**REQUIRED WORK**.
Nothing but the lines from the line with "Rebuild this diagram" to the line with "(B6) at (893,431.5)", both included, is to be repeated, and those exactly. Leave out the pictures.

--- START OF STORED RECORDS ---

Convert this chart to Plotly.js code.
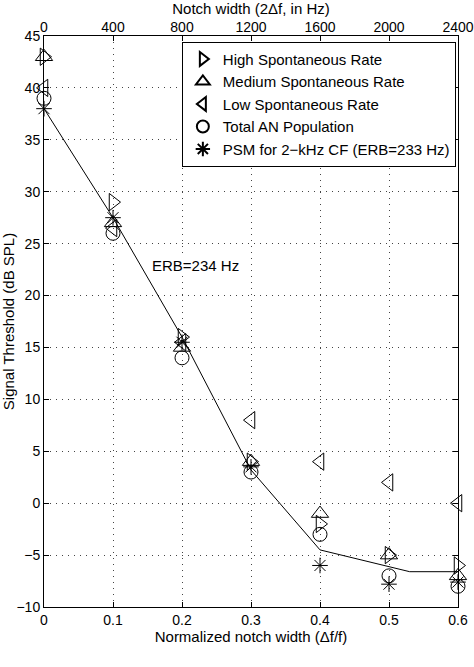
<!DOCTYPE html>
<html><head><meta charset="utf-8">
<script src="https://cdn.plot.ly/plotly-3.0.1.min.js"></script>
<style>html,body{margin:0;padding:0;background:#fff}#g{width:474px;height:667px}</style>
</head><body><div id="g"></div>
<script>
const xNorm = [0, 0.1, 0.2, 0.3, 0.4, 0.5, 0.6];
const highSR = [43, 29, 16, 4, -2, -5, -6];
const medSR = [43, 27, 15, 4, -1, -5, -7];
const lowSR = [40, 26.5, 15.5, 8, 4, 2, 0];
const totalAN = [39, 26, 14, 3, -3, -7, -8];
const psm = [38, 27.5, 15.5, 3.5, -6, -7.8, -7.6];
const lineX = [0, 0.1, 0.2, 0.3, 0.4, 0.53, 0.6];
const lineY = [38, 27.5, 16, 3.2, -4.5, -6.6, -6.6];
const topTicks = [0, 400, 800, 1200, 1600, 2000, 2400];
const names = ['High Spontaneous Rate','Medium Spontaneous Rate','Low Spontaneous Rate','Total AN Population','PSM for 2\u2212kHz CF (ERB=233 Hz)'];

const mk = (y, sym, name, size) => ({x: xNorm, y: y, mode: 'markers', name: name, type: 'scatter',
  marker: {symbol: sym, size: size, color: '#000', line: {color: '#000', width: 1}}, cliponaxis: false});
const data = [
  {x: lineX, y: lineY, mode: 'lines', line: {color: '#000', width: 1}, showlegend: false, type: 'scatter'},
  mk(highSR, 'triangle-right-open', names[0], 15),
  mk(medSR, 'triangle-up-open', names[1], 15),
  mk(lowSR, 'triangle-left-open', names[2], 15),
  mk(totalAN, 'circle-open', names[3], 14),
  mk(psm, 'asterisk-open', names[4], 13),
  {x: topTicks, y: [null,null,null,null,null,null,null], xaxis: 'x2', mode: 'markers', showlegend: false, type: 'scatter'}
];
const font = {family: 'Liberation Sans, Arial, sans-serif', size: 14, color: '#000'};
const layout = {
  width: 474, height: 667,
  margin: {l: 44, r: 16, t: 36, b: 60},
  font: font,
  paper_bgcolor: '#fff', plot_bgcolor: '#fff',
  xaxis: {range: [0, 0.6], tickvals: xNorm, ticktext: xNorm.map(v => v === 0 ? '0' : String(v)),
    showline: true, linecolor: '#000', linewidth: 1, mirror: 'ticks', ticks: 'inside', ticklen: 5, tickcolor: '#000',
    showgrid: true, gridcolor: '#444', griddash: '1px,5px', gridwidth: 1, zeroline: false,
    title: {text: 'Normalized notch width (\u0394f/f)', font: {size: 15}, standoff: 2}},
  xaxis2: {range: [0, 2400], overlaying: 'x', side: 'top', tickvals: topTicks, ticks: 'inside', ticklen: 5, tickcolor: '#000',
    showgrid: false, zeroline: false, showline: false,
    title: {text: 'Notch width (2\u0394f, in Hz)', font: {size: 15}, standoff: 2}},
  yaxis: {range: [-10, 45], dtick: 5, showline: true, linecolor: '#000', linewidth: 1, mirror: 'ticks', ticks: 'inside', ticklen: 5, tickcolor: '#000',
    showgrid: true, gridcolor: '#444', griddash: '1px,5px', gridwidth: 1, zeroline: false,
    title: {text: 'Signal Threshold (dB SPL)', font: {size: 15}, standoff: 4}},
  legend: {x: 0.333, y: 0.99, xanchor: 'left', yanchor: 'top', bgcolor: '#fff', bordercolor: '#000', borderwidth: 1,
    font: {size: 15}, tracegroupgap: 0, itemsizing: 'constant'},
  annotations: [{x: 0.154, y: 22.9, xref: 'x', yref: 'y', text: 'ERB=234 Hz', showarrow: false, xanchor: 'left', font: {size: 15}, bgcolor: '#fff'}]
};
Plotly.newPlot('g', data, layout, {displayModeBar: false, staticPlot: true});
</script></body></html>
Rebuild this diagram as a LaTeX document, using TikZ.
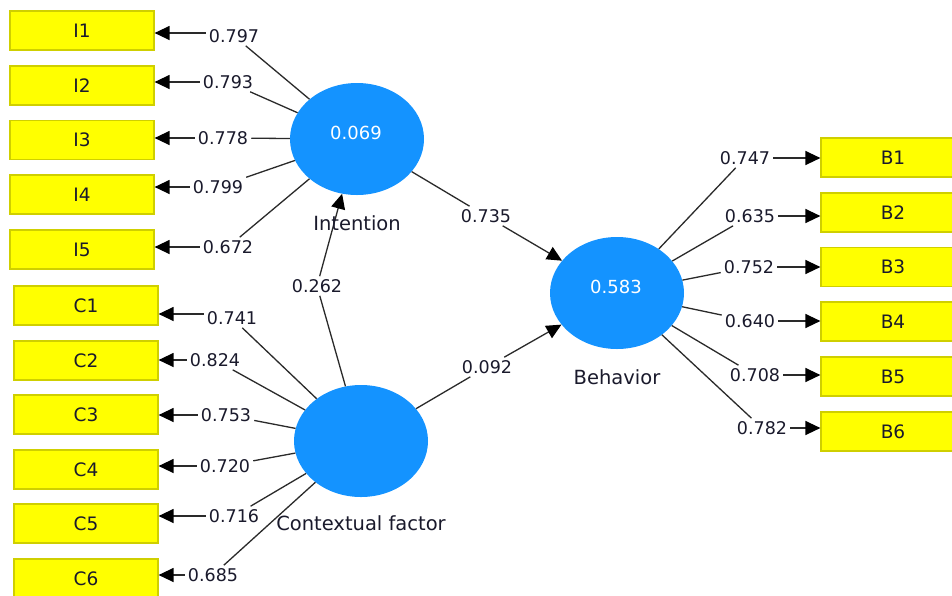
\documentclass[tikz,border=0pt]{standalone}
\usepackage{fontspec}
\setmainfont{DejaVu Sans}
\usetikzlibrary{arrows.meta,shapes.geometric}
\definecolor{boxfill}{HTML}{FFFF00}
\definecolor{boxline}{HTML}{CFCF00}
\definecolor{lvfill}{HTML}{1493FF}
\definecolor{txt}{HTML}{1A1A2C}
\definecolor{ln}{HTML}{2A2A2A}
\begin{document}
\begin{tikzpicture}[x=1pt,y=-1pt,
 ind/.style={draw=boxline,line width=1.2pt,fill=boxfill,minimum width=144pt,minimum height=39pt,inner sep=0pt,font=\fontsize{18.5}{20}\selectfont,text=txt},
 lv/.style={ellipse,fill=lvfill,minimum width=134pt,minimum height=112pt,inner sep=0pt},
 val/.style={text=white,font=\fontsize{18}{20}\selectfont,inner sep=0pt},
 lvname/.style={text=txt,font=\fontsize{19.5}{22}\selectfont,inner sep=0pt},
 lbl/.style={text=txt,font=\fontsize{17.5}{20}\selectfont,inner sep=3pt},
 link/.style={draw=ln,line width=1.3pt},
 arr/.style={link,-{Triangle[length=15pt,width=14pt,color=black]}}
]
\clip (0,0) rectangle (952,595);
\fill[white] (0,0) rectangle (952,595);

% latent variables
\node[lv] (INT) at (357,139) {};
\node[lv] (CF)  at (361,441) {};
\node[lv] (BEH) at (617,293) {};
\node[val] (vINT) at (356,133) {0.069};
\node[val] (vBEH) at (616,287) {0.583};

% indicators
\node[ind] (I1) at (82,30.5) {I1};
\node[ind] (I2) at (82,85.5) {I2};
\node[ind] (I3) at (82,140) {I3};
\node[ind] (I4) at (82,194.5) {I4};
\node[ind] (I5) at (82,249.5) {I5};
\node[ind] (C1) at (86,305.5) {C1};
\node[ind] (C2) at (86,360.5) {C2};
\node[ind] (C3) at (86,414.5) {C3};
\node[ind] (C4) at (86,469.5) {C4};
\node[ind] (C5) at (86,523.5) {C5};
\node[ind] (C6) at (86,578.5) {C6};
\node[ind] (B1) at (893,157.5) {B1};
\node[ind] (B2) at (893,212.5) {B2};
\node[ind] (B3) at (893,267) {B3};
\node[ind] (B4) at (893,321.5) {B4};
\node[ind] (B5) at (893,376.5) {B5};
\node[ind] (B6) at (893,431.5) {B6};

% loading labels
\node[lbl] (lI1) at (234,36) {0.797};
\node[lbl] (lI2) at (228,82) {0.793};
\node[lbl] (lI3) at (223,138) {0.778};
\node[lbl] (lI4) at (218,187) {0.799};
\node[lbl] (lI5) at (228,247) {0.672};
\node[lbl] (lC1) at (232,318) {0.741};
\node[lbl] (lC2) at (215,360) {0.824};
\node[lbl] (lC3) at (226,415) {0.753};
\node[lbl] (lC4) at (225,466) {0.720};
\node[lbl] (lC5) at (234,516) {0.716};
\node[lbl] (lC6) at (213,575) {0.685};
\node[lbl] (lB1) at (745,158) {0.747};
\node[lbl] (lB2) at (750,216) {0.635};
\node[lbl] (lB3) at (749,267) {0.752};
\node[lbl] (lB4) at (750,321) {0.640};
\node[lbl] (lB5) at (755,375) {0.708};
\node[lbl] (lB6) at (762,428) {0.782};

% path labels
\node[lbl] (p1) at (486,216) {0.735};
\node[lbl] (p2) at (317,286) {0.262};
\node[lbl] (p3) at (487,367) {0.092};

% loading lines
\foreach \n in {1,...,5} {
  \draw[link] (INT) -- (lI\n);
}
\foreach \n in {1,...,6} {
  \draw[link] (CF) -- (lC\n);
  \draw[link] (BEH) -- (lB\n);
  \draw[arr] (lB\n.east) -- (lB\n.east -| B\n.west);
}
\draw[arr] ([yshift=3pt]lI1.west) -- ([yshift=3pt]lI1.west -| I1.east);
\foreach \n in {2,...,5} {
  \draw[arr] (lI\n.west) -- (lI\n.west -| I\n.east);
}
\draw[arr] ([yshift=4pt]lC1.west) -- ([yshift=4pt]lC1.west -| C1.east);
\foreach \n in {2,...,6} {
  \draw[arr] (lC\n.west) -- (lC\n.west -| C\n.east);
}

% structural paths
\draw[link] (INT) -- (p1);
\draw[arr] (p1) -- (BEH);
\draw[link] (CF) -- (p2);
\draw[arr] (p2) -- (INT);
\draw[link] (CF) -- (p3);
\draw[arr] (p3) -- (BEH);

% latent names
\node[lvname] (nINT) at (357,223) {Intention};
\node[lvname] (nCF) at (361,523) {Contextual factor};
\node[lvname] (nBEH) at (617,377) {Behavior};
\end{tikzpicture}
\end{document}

--- END OF STORED RECORDS ---

**SOLUTION**.
Rebuild this diagram as a LaTeX document, using TikZ.
\documentclass[tikz,border=0pt]{standalone}
\usepackage{fontspec}
\setmainfont{DejaVu Sans}
\usetikzlibrary{arrows.meta,shapes.geometric}
\definecolor{boxfill}{HTML}{FFFF00}
\definecolor{boxline}{HTML}{CFCF00}
\definecolor{lvfill}{HTML}{1493FF}
\definecolor{txt}{HTML}{1A1A2C}
\definecolor{ln}{HTML}{2A2A2A}
\begin{document}
\begin{tikzpicture}[x=1pt,y=-1pt,
 ind/.style={draw=boxline,line width=1.2pt,fill=boxfill,minimum width=144pt,minimum height=39pt,inner sep=0pt,font=\fontsize{18.5}{20}\selectfont,text=txt},
 lv/.style={ellipse,fill=lvfill,minimum width=134pt,minimum height=112pt,inner sep=0pt},
 val/.style={text=white,font=\fontsize{18}{20}\selectfont,inner sep=0pt},
 lvname/.style={text=txt,font=\fontsize{19.5}{22}\selectfont,inner sep=0pt},
 lbl/.style={text=txt,font=\fontsize{17.5}{20}\selectfont,inner sep=3pt},
 link/.style={draw=ln,line width=1.3pt},
 arr/.style={link,-{Triangle[length=15pt,width=14pt,color=black]}}
]
\clip (0,0) rectangle (952,595);
\fill[white] (0,0) rectangle (952,595);

% latent variables
\node[lv] (INT) at (357,139) {};
\node[lv] (CF)  at (361,441) {};
\node[lv] (BEH) at (617,293) {};
\node[val] (vINT) at (356,133) {0.069};
\node[val] (vBEH) at (616,287) {0.583};

% indicators
\node[ind] (I1) at (82,30.5) {I1};
\node[ind] (I2) at (82,85.5) {I2};
\node[ind] (I3) at (82,140) {I3};
\node[ind] (I4) at (82,194.5) {I4};
\node[ind] (I5) at (82,249.5) {I5};
\node[ind] (C1) at (86,305.5) {C1};
\node[ind] (C2) at (86,360.5) {C2};
\node[ind] (C3) at (86,414.5) {C3};
\node[ind] (C4) at (86,469.5) {C4};
\node[ind] (C5) at (86,523.5) {C5};
\node[ind] (C6) at (86,578.5) {C6};
\node[ind] (B1) at (893,157.5) {B1};
\node[ind] (B2) at (893,212.5) {B2};
\node[ind] (B3) at (893,267) {B3};
\node[ind] (B4) at (893,321.5) {B4};
\node[ind] (B5) at (893,376.5) {B5};
\node[ind] (B6) at (893,431.5) {B6};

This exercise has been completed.